Went for a walk down at the guild and decided to get the IR filter out. 
In this shot I wanted to try an experiment, so I stacked a UV filter on top of the IR lens. I wanted to see if i could get the light to bounce around between the filters to create the light orbs. I heard that was what caused it, so I tried to make it happen. :lmao::lmao:


----------



## Crazydad (Aug 24, 2008)

Looks like you succeeded on the first one.:thumbup:

Very cool shots!


----------



## sarallyn (Aug 24, 2008)

AWESOME shots! love the second!!


----------



## kundalini (Aug 24, 2008)

Props on the last one.


----------



## cameramike (Aug 24, 2008)

LOVE 2 and 3 great job!


----------



## Chiller (Aug 25, 2008)

Thanks y;all.  Appreciate you taking the time to comment.


----------



## doenoe (Aug 25, 2008)

and these are in Just for Fun because.....?
That last one looks really cool :thumbup:
I should really try and get some IR shots again, thanks for the reminder


----------



## Chiller (Aug 25, 2008)

Thanks Daan.  Appreciate your comments and look forward to your IRs.  They are always awesome to view.  

A while back, there was a discussion on critiquing photos, and pro photogs, versus non pro, and blah blah blah. :lmao::lmao::lmao:  So I posed the question...Where to do photographers who do photography for fun, post images then...and I was directed to this forum.


----------



## lostprophet (Aug 25, 2008)

just for fun!!!

you aving a laugh?

they are stunning


----------



## Chiller (Aug 25, 2008)

lostprophet said:


> just for fun!!!
> 
> you aving a laugh?
> 
> they are stunning


   Thanks man...I had fun.  :lmao::lmao::lmao:

*I saw green alligators and long-necked geese,
Some humpty-backed camels and some chimpanzees,
Some cats and rats and elephants,
But sure as you're born
The loveliest of them all was the Unicorn.*


----------



## bradster76 (Sep 1, 2008)

Hell, I love them all, something different.
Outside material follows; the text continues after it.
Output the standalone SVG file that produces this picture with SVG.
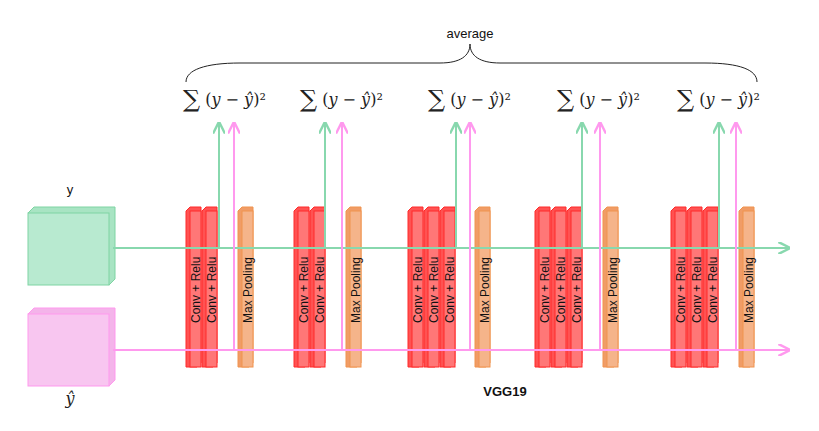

I'll have to try it sometime, always in the mood for creative stuff. :thumbup:  It was kinda hard to get used to at first look, but the sky and the snow look cool in IR. "I R Weasel?" :lmao:


----------



## iflynething (Sep 5, 2008)

May I have $_______ (insert sum here) for a nice IR filter. This makes me want one even more

~Michael~


----------



## John_05 (Sep 8, 2008)

Awesome shots Chiller.

When I finally get an IR filter,  I guess I know who I'll ask for tips.


----------



## Chiller (Sep 8, 2008)

Thanks again for all your kind words.  Really appreciate it.  
 John...anytime you have a question, I would be glad to help out. If I dont have the answer, I will help you find it....k?  

Thanks again.


----------